If you are running an avoidance pattern, you likely resist commitment and opt for vague agreements that leave a way out should intimacy become too much.  Even in the moment of making small decisions with someone, revealing what you really want or don't want and committing to an answer can feel scary when you are caught in this pattern. Authenticity seems like a risk. And without authenticity there is no true intimacy. 

Ironically, if you run an avoidance pattern you may pursue a facsimile of intimacy in relationships or situations in which you don't have to fully reveal yourself. Such instances of sudden "intimacy" trigger a rush of pleasant body reactions while not challenging a sense of safety. This can trigger a pattern of addiction to emotionally seducing others.

Of course, all these avoidance patterns block the opportunity to create a secure and healthy relationship to intimacy.

3. Cognitive dissociation

A more colloquial term for cognitive dissociation is compartmentalization. When you hear someone say something like, “I am a different person depending on the situation I am in,” they are compartmentalizing parts of themselves relative to role or function. This is different from deciding how to focus your attention. You choose to focus your attention in a certain way at work, for example, but you still maintain a sense of your values, self-connection, and a sense of your life outside of work.

When someone dissociates they lose track of parts of themselves, including their own values. It is this type of dissociation that can lead someone to violate their own or another’s values. For example, someone could value monogamy while at home, but while away on business trips they dissociate from this value and have affairs. 

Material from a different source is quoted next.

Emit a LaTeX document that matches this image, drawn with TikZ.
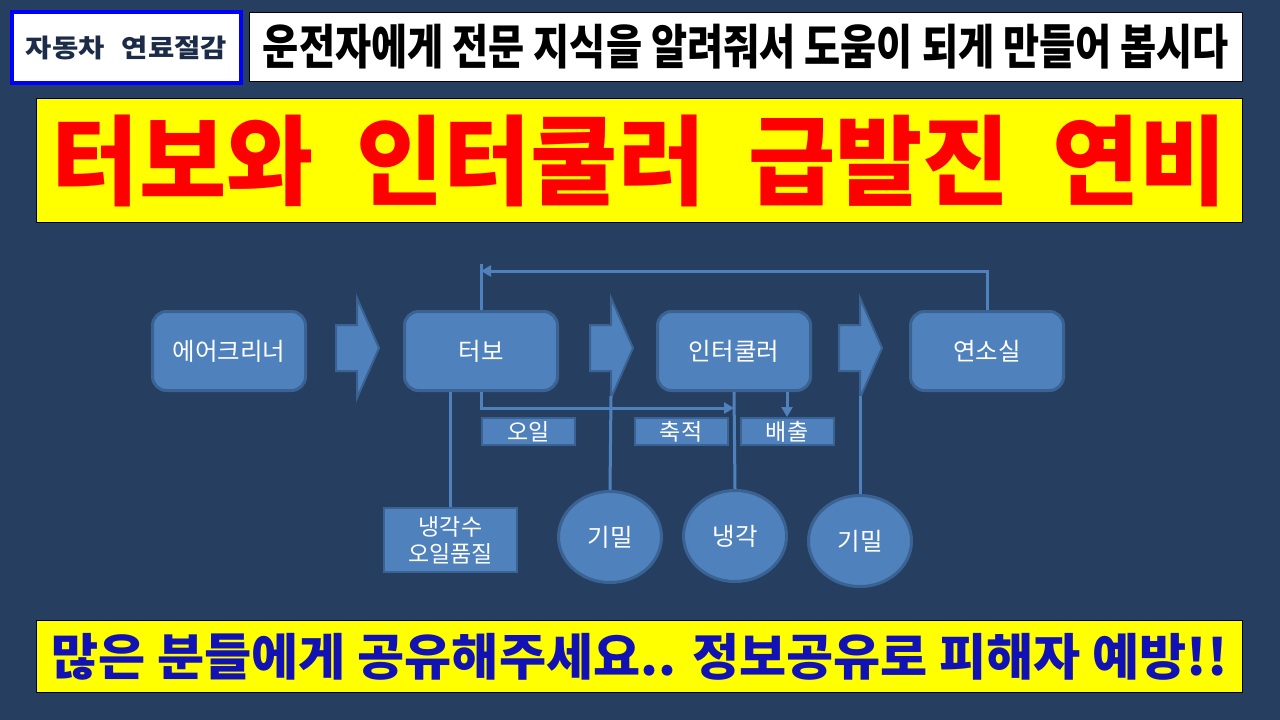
\documentclass[tikz,border=0pt]{standalone}
\usepackage{fontspec}
\setmainfont{Noto Sans CJK KR}
\usepackage{graphicx}
\usetikzlibrary{arrows.meta, calc, positioning, shapes.geometric}
\definecolor{grund}{HTML}{263F60}
\definecolor{kasten}{HTML}{4F81BD}
\definecolor{rand}{HTML}{3A6394}
\definecolor{gelb}{HTML}{FFFF00}
\definecolor{tinte}{HTML}{1212B4}
\definecolor{marine}{HTML}{1C2C48}

\begin{document}
\begin{tikzpicture}[
        x=1pt, y=-1pt,
        every node/.style={font=\fontsize{24.5}{29}\selectfont, text=white},
        bauteil/.style={draw=rand, line width=3pt, fill=kasten, rounded corners=14pt,
                        minimum width=153pt, minimum height=79pt, inner sep=0pt},
        etikett/.style={draw=rand, line width=2pt, fill=kasten, minimum width=93pt,
                        minimum height=27pt, inner sep=0pt, font=\fontsize{23}{28}\selectfont},
        kreis/.style={ellipse, draw=rand, line width=3pt, fill=kasten,
                      minimum width=103pt, minimum height=91pt, inner sep=0pt},
        leitung/.style={draw=kasten, line width=3pt},
        pfeil/.style={leitung, -{Triangle[length=10pt,width=11pt]}},
      ]
      \useasboundingbox (0,0) rectangle (1280,720);
      \fill[grund] (0,0) rectangle (1280,720);

      % Kopfzeile
      \node[draw=blue, line width=4pt, fill=white, minimum width=229pt, minimum height=71pt,
            inner sep=0pt, text=marine] (marke) at (126.5,47.5)
        {\resizebox*{201pt}{24pt}{\bfseries 자동차\hspace{0.6em}연료절감}};
      \node[draw=black, line width=1pt, fill=white, minimum width=993pt, minimum height=69pt,
            inner sep=0pt, text=black] (motto) at (746,47)
        {\resizebox*{966pt}{45pt}{\bfseries 운전자에게 전문 지식을 알려줘서 도움이 되게 만들어 봅시다}};
      \node[draw=black, line width=1.5pt, fill=gelb, minimum width=1206pt, minimum height=124pt,
            inner sep=0pt, text=red] (titel) at (639.5,160.5)
        {\resizebox*{1175pt}{92pt}{\bfseries 터보와\hspace{.45em}인터쿨러\hspace{.45em}급발진\hspace{.45em}연비}};
      \node[draw=black, line width=1.5pt, fill=gelb, minimum width=1206pt, minimum height=72pt,
            inner sep=0pt, text=tinte] (aufruf) at (639.5,656.5)
        {\resizebox*{1176pt}{47pt}{\bfseries 많은 분들에게 공유해주세요.. 정보공유로 피해자 예방!!}};

      % Luftweg
      \node[bauteil] (filter)  at (229,351) {에어크리너};
      \node[bauteil] (turbo)   at (481,351) {터보};
      \node[bauteil] (kuehler) at (734,351) {인터쿨러};
      \node[bauteil] (brenn)   at (987,351) {연소실};

      \foreach \x/\n in {336/a, 590/b, 839/c} {
        \filldraw[fill=kasten, draw=rand, line width=2pt]
          (\x,325) -- (\x+21,325) -- (\x+21,298) -- (\x+43,348)
          -- (\x+21,398) -- (\x+21,371) -- (\x,371) -- cycle;
        \coordinate (spitze\n) at (\x+21,396);
      }

      % Beschriftungen
      \node[etikett] (oel)      at (528.5,431.5) {오일};
      \node[etikett] (speicher) at (681,431.5)   {축적};
      \node[etikett] (abgabe)   at (787,431.5)   {배출};
      \node[etikett, minimum width=133pt, minimum height=64pt, align=center,
            font=\fontsize{23}{27}\selectfont]
        (wasser) at (450.5,540) {냉각수\\오일품질};

      \node[kreis] (dicht1) at (610,537) {기밀};
      \node[kreis] (kalt)   at (735,536) {냉각};
      \node[kreis] (dicht2) at (860,541) {기밀};

      % Leitungen
      \coordinate (oben) at (481,264);
      \coordinate (rueck) at (481,271);
      \coordinate (oelziel) at (734,408);
      \draw[leitung] (turbo.north) -- (oben);
      \draw[pfeil] (brenn.north) |- (rueck);
      \draw[pfeil] (turbo.south) |- (oelziel);
      \draw[leitung] (kuehler.south) -- (kalt.north);
      \draw[pfeil] (kuehler.south -| abgabe.north) -- (abgabe.north);
      \draw[leitung] (spitzeb) -- (dicht1.north);
      \draw[leitung] (spitzec) -- (dicht2.north);
      \draw[leitung] (turbo.south -| wasser.north) -- (wasser.north);
    \end{tikzpicture}
\end{document}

Another common example of dissociation is a lack of memory about what was said or done in the heat of an argument such that it is easy for this person to go on as if nothing had happened. In this case, it might seem like the person has recovered quickly, but in reality they have simply compartmentalized the emotion or the difficulty and lost access to their own experience.  

If you recognize yourself in this description of disengagement, one of the most important elements of healing you can seek is to find people who can truly offer consistent authenticity and compassionate presence. This might be a therapist, spiritual director, or close friend. Such companionship gives you the opportunity to risk intimacy and experience safety and care. It is, of course, up to you to decide to take that risk to share more vulnerability with those who have the capacity to receive you with respect and acceptance.

Practice

For now you can begin by simply setting an intention to notice a single habit of disengagement. For the coming week, each time you notice the impulse to disengage in this particular way, ask yourself to pause for one full inhale and exhale and then ask yourself if a part of you would like to continue the engagement.